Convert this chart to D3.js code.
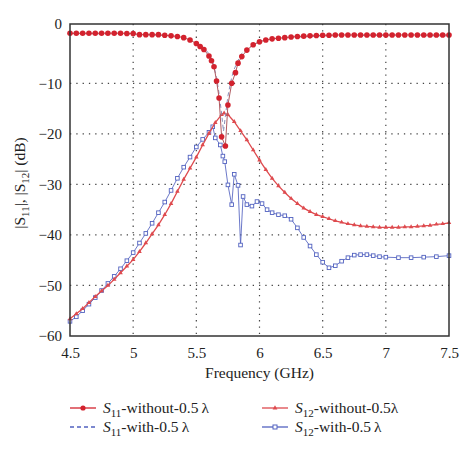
<!DOCTYPE html>
<html>
<head>
<meta charset="utf-8">
<script src="https://cdn.jsdelivr.net/npm/d3@7"></script>
<style>
  body { margin: 0; background: #fff; }
  svg text { font-family: "Liberation Serif", "DejaVu Serif", serif; fill: #222; }
</style>
</head>
<body>
<svg id="chart" width="474" height="451"></svg>
<script>
// tick labels
const xTicks = [4.5, 5, 5.5, 6, 6.5, 7, 7.5];
const yTicks = [0, -10, -20, -30, -40, -50, -60];

// S11 without 0.5 lambda
const s11WoFreq = [4.5, 4.55, 4.6, 4.65, 4.7, 4.75, 4.8, 4.85, 4.9, 4.95, 5.0, 5.05, 5.1, 5.15, 5.2, 5.25, 5.3, 5.35, 5.4, 5.45, 5.5, 5.53, 5.56, 5.6, 5.62, 5.64, 5.66, 5.68, 5.7, 5.73, 5.75, 5.78, 5.81, 5.83, 5.86, 5.9, 5.95, 6.0, 6.05, 6.1, 6.15, 6.2, 6.25, 6.3, 6.35, 6.4, 6.45, 6.5, 6.55, 6.6, 6.65, 6.7, 6.75, 6.8, 6.85, 6.9, 6.95, 7.0, 7.05, 7.1, 7.15, 7.2, 7.25, 7.3, 7.35, 7.4, 7.45, 7.5];
const s11WoVal = [-1.55, -1.55, -1.55, -1.55, -1.55, -1.55, -1.55, -1.55, -1.55, -1.6, -1.6, -1.8, -1.8, -1.8, -1.8, -1.9, -2.0, -2.1, -2.3, -2.7, -3.3, -3.8, -4.3, -5.4, -6.2, -7.2, -9.6, -12.9, -20.6, -22.4, -14.3, -10.0, -8.2, -6.6, -5.5, -4.4, -3.5, -3.0, -2.7, -2.5, -2.4, -2.3, -2.2, -2.1, -2.05, -2.0, -1.95, -1.9, -1.9, -1.85, -1.85, -1.85, -1.85, -1.85, -1.85, -1.85, -1.85, -1.85, -1.85, -1.85, -1.85, -1.85, -1.85, -1.85, -1.85, -1.85, -1.85, -1.85];

// S11 with 0.5 lambda
const s11WiFreq = [4.5, 5.0, 5.3, 5.4, 5.5, 5.55, 5.6, 5.63, 5.66, 5.68, 5.7, 5.715, 5.73, 5.75, 5.78, 5.8, 5.85, 5.9, 6.0, 6.2, 6.5, 7.0, 7.5];
const s11WiVal = [-1.6, -1.7, -2.0, -2.4, -3.2, -3.8, -5.0, -6.4, -9.0, -12.0, -16.0, -19.5, -16.5, -12.5, -9.0, -7.6, -5.2, -4.2, -2.9, -2.3, -2.0, -1.9, -2.0];

// S12 without 0.5 lambda
const s12WoFreq = [4.5, 4.55, 4.6, 4.65, 4.7, 4.75, 4.8, 4.85, 4.9, 4.95, 5.0, 5.05, 5.1, 5.15, 5.2, 5.25, 5.3, 5.35, 5.4, 5.45, 5.5, 5.55, 5.6, 5.65, 5.7, 5.72, 5.75, 5.8, 5.85, 5.9, 5.95, 6.0, 6.05, 6.1, 6.15, 6.2, 6.25, 6.3, 6.35, 6.4, 6.45, 6.5, 6.55, 6.6, 6.65, 6.7, 6.75, 6.8, 6.85, 6.9, 6.95, 7.0, 7.05, 7.1, 7.15, 7.2, 7.25, 7.3, 7.35, 7.4, 7.45, 7.5];
const s12WoVal = [-56.6, -55.6, -54.6, -53.4, -52.2, -51.1, -50.0, -48.8, -47.5, -46.2, -44.9, -43.3, -41.6, -39.8, -38.0, -36.0, -33.8, -31.4, -29.0, -26.8, -24.6, -22.2, -19.9, -17.8, -16.2, -15.9, -16.2, -17.6, -19.4, -21.2, -23.2, -25.2, -27.1, -28.8, -30.3, -31.6, -32.8, -33.8, -34.7, -35.4, -36.0, -36.4, -36.8, -37.2, -37.5, -37.8, -38.0, -38.2, -38.3, -38.4, -38.5, -38.5, -38.5, -38.5, -38.4, -38.4, -38.3, -38.2, -38.1, -37.9, -37.8, -37.6];

// S12 with 0.5 lambda
const s12WiFreq = [4.5, 4.55, 4.6, 4.65, 4.7, 4.75, 4.8, 4.85, 4.9, 4.95, 5.0, 5.05, 5.1, 5.15, 5.2, 5.25, 5.3, 5.35, 5.4, 5.45, 5.5, 5.55, 5.6, 5.63, 5.65, 5.69, 5.71, 5.725, 5.75, 5.78, 5.8, 5.83, 5.85, 5.87, 5.9, 5.94, 5.98, 6.02, 6.06, 6.1, 6.15, 6.2, 6.25, 6.3, 6.35, 6.4, 6.45, 6.5, 6.55, 6.6, 6.65, 6.7, 6.75, 6.8, 6.85, 6.9, 6.95, 7.0, 7.1, 7.2, 7.3, 7.4, 7.5];
const s12WiVal = [-57.1, -56.2, -55.0, -53.7, -52.4, -51.0, -49.6, -48.2, -46.7, -45.1, -43.5, -41.6, -39.7, -37.7, -35.6, -33.5, -31.2, -28.8, -26.6, -24.6, -22.6, -21.1, -19.7, -18.6, -20.8, -22.2, -24.4, -25.5, -30.1, -34.0, -28.0, -30.2, -42.0, -32.4, -34.0, -34.3, -33.4, -33.8, -35.0, -35.6, -36.0, -36.2, -36.9, -38.6, -40.5, -42.2, -43.9, -45.4, -46.5, -46.1, -45.2, -44.5, -44.0, -43.9, -43.9, -44.1, -44.3, -44.4, -44.5, -44.5, -44.4, -44.3, -44.1];

const svg = d3.select('#chart');
const margin = {top: 24, right: 25, bottom: 115, left: 70};
const W = 474, H = 451;

const x = d3.scaleLinear().domain([4.5, 7.5]).range([margin.left, W - margin.right]);
// the picture's 0..-10 band is a little taller than the rest
const y = d3.scaleLinear().domain([0, -10, -60]).range([margin.top, 83.3, H - margin.bottom]);

const red = '#d3222e';
const red2 = '#de4a4e';
const blue = '#5262c0';

// grid
const grid = svg.append('g');
grid.selectAll('.vg').data(xTicks.slice(1, -1)).enter().append('line')
  .attr('x1', d => x(d)).attr('x2', d => x(d))
  .attr('y1', y(0)).attr('y2', y(-60))
  .attr('stroke', '#444').attr('stroke-width', 1.2).attr('stroke-dasharray', '1.3,5');
grid.selectAll('.hg').data(yTicks.slice(1, -1)).enter().append('line')
  .attr('x1', x(4.5)).attr('x2', x(7.5))
  .attr('y1', d => y(d)).attr('y2', d => y(d))
  .attr('stroke', '#444').attr('stroke-width', 1.2).attr('stroke-dasharray', '1.3,5');

// axes (labels only, no tick marks)
const xAxis = svg.append('g')
  .attr('transform', 'translate(0,' + (H - margin.bottom) + ')')
  .call(d3.axisBottom(x).tickValues(xTicks).tickSize(0).tickPadding(11).tickFormat(d3.format('')));
const yAxis = svg.append('g')
  .attr('transform', 'translate(' + margin.left + ',0)')
  .call(d3.axisLeft(y).tickValues(yTicks).tickSize(0).tickPadding(8).tickFormat(d => d < 0 ? '\u2212' + Math.abs(d) : d));
[xAxis, yAxis].forEach(a => {
  a.select('.domain').remove();
  a.selectAll('text').style('font-family', '"Liberation Serif", serif').style('font-size', '15px').attr('fill', '#222');
});

const pts = (fs, vs) => fs.map((f, i) => ({f: f, v: vs[i]}));
const line = d3.line().x(d => x(d.f)).y(d => y(d.v));

const s11Wo = pts(s11WoFreq, s11WoVal);
const s11Wi = pts(s11WiFreq, s11WiVal);
const s12Wo = pts(s12WoFreq, s12WoVal);
const s12Wi = pts(s12WiFreq, s12WiVal);

const plot = svg.append('g');

// S12 with: blue line, open squares
plot.append('path').datum(s12Wi).attr('d', line)
  .attr('fill', 'none').attr('stroke', blue).attr('stroke-width', 1).attr('opacity', 0.85);
plot.selectAll('.sq').data(s12Wi).enter().append('rect')
  .attr('x', d => x(d.f) - 1.8).attr('y', d => y(d.v) - 1.8)
  .attr('width', 3.6).attr('height', 3.6)
  .attr('fill', 'white').attr('stroke', blue).attr('stroke-width', 0.9);

// S12 without: red line, small triangles
plot.append('path').datum(s12Wo).attr('d', line)
  .attr('fill', 'none').attr('stroke', red2).attr('stroke-width', 1.3);
plot.selectAll('.tri').data(s12Wo).enter().append('path')
  .attr('transform', d => 'translate(' + x(d.f) + ',' + y(d.v) + ')')
  .attr('d', d3.symbol().type(d3.symbolTriangle).size(9))
  .attr('fill', red2);

// S11 with: dashed line
plot.append('path').datum(s11Wi).attr('d', line)
  .attr('fill', 'none').attr('stroke', '#8a8fb8').attr('stroke-width', 1).attr('stroke-dasharray', '4,3');

// S11 without: thin line, filled circles
plot.append('path').datum(s11Wo).attr('d', line)
  .attr('fill', 'none').attr('stroke', '#b05a60').attr('stroke-width', 1);
plot.selectAll('.dot').data(s11Wo).enter().append('circle')
  .attr('cx', d => x(d.f)).attr('cy', d => y(d.v)).attr('r', 2.8)
  .attr('fill', red);

// frame
svg.append('rect')
  .attr('x', x(4.5)).attr('y', y(0))
  .attr('width', x(7.5) - x(4.5)).attr('height', y(-60) - y(0))
  .attr('fill', 'none').attr('stroke', '#333').attr('stroke-width', 1.5);

// axis titles
svg.append('text')
  .attr('x', (x(4.5) + x(7.5)) / 2).attr('y', 378)
  .attr('text-anchor', 'middle').style('font-size', '15.5px')
  .text('Frequency (GHz)');

const yl = svg.append('text')
  .attr('transform', 'translate(25,' + ((y(0) + y(-60)) / 2 + 3) + ') rotate(-90)')
  .attr('text-anchor', 'middle').style('font-size', '15.5px');
yl.append('tspan').text('|S');
yl.append('tspan').text('11').style('font-size', '11px').attr('dy', 4);
yl.append('tspan').text('|, |S').attr('dy', -4);
yl.append('tspan').text('12').style('font-size', '11px').attr('dy', 4);
yl.append('tspan').text('| (dB)').attr('dy', -4);

// legend
const legend = [
  {sub: '11', name: '-without-0.5\u2009\u03bb', col: 0, row: 0, color: red, mark: 'circle', dash: null},
  {sub: '11', name: '-with-0.5\u2009\u03bb', col: 0, row: 1, color: blue, mark: null, dash: '4,3'},
  {sub: '12', name: '-without-0.5\u03bb', col: 1, row: 0, color: red2, mark: 'tri', dash: null},
  {sub: '12', name: '-with-0.5\u2009\u03bb', col: 1, row: 1, color: blue, mark: 'square', dash: null}
];
const colX = [70, 262];
const rowY = [408, 427];
legend.forEach(l => {
  const g = svg.append('g').attr('transform', 'translate(' + colX[l.col] + ',' + rowY[l.row] + ')');
  g.append('line').attr('x1', 0).attr('x2', 26).attr('y1', 0).attr('y2', 0)
    .attr('stroke', l.color).attr('stroke-width', 1.3)
    .attr('stroke-dasharray', l.dash);
  if (l.mark === 'circle') g.append('circle').attr('cx', 13).attr('r', 2.6).attr('fill', l.color);
  if (l.mark === 'tri') g.append('path').attr('transform', 'translate(13,0)')
    .attr('d', d3.symbol().type(d3.symbolTriangle).size(10)).attr('fill', l.color);
  if (l.mark === 'square') g.append('rect').attr('x', 11).attr('y', -2).attr('width', 4).attr('height', 4)
    .attr('fill', 'white').attr('stroke', l.color).attr('stroke-width', 1);
  const t = g.append('text').attr('x', 33).attr('y', 5).style('font-size', '15.5px');
  t.append('tspan').text('S').style('font-style', 'italic');
  t.append('tspan').text(l.sub).style('font-size', '11px').attr('dy', 4);
  t.append('tspan').text(l.name).attr('dy', -4);
});
</script>
</body>
</html>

▬▬▬▬▬▬

- _The exercise_: Pictures are excluded: retype only the lines from the beginning of the listing above through the line with "const yTicks = [0, -10, -20, -30, -40, -50, -60];", both included.

- _Answer to this problem_:
Convert this chart to D3.js code.
<!DOCTYPE html>
<html>
<head>
<meta charset="utf-8">
<script src="https://cdn.jsdelivr.net/npm/d3@7"></script>
<style>
  body { margin: 0; background: #fff; }
  svg text { font-family: "Liberation Serif", "DejaVu Serif", serif; fill: #222; }
</style>
</head>
<body>
<svg id="chart" width="474" height="451"></svg>
<script>
// tick labels
const xTicks = [4.5, 5, 5.5, 6, 6.5, 7, 7.5];
const yTicks = [0, -10, -20, -30, -40, -50, -60];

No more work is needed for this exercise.